Problem:
Output the full listing below exactly, without the pictures.

— START OF Available data —

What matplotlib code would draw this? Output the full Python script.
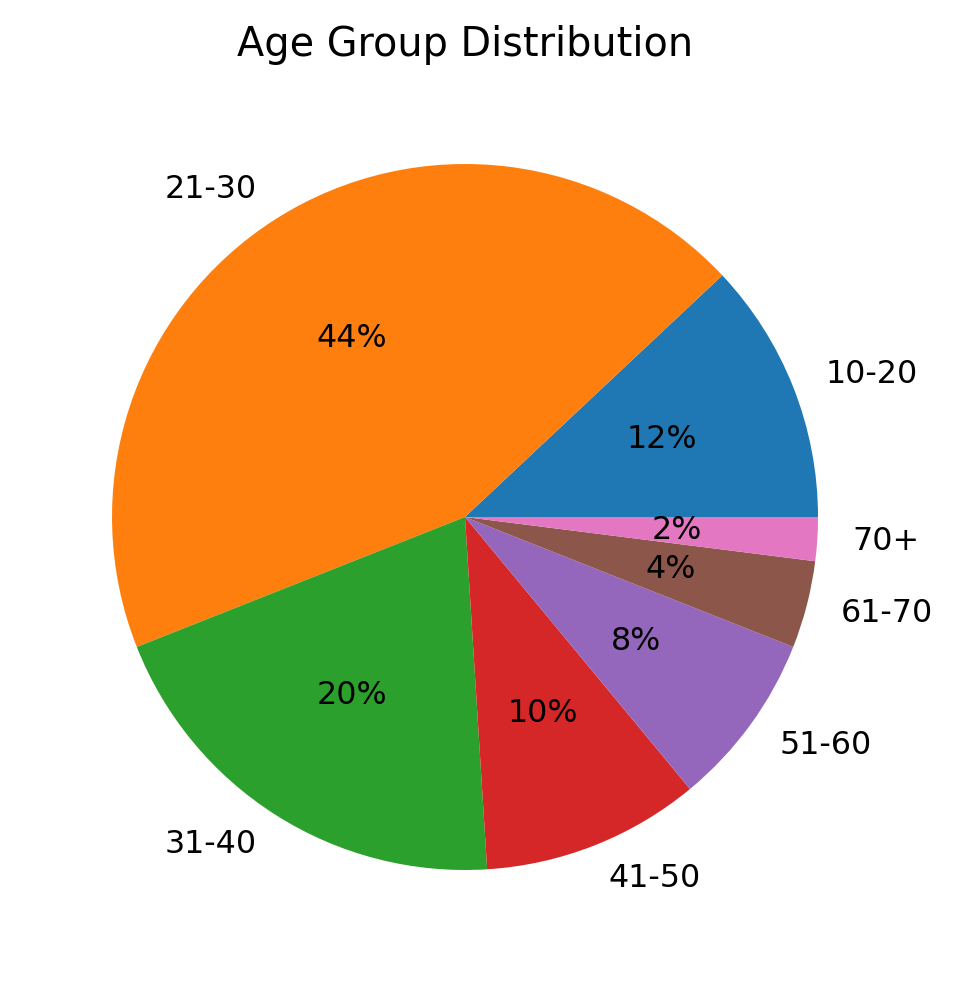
import matplotlib.pyplot as plt

age_groups = ['10-20', '21-30', '31-40', '41-50', '51-60', '61-70', '70+']
shares = [12, 44, 20, 10, 8, 4, 2]

W, H = 960, 981
dpi = 220
fig = plt.figure(figsize=(W / dpi, H / dpi), dpi=dpi)

# pie centre (465, 517) px, radius ~353 px; pie limits are +/-1.25
r = 353
cx, cy = 465, H - 517
side = 2.5 * r
ax = fig.add_axes([(cx - side / 2) / W, (cy - side / 2) / H, side / W, side / H])
ax.pie(shares, labels=age_groups, autopct='%1.0f%%',
       textprops=dict(fontsize=10.4))

fig.text(465 / W, 1 - 56 / H, 'Age Group Distribution', fontsize=13,
         ha='center', va='baseline')

fig.savefig('out.png', dpi=dpi)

— END OF Available data —

Complete answer:
What matplotlib code would draw this? Output the full Python script.
import matplotlib.pyplot as plt

age_groups = ['10-20', '21-30', '31-40', '41-50', '51-60', '61-70', '70+']
shares = [12, 44, 20, 10, 8, 4, 2]

W, H = 960, 981
dpi = 220
fig = plt.figure(figsize=(W / dpi, H / dpi), dpi=dpi)

# pie centre (465, 517) px, radius ~353 px; pie limits are +/-1.25
r = 353
cx, cy = 465, H - 517
side = 2.5 * r
ax = fig.add_axes([(cx - side / 2) / W, (cy - side / 2) / H, side / W, side / H])
ax.pie(shares, labels=age_groups, autopct='%1.0f%%',
       textprops=dict(fontsize=10.4))

fig.text(465 / W, 1 - 56 / H, 'Age Group Distribution', fontsize=13,
         ha='center', va='baseline')

fig.savefig('out.png', dpi=dpi)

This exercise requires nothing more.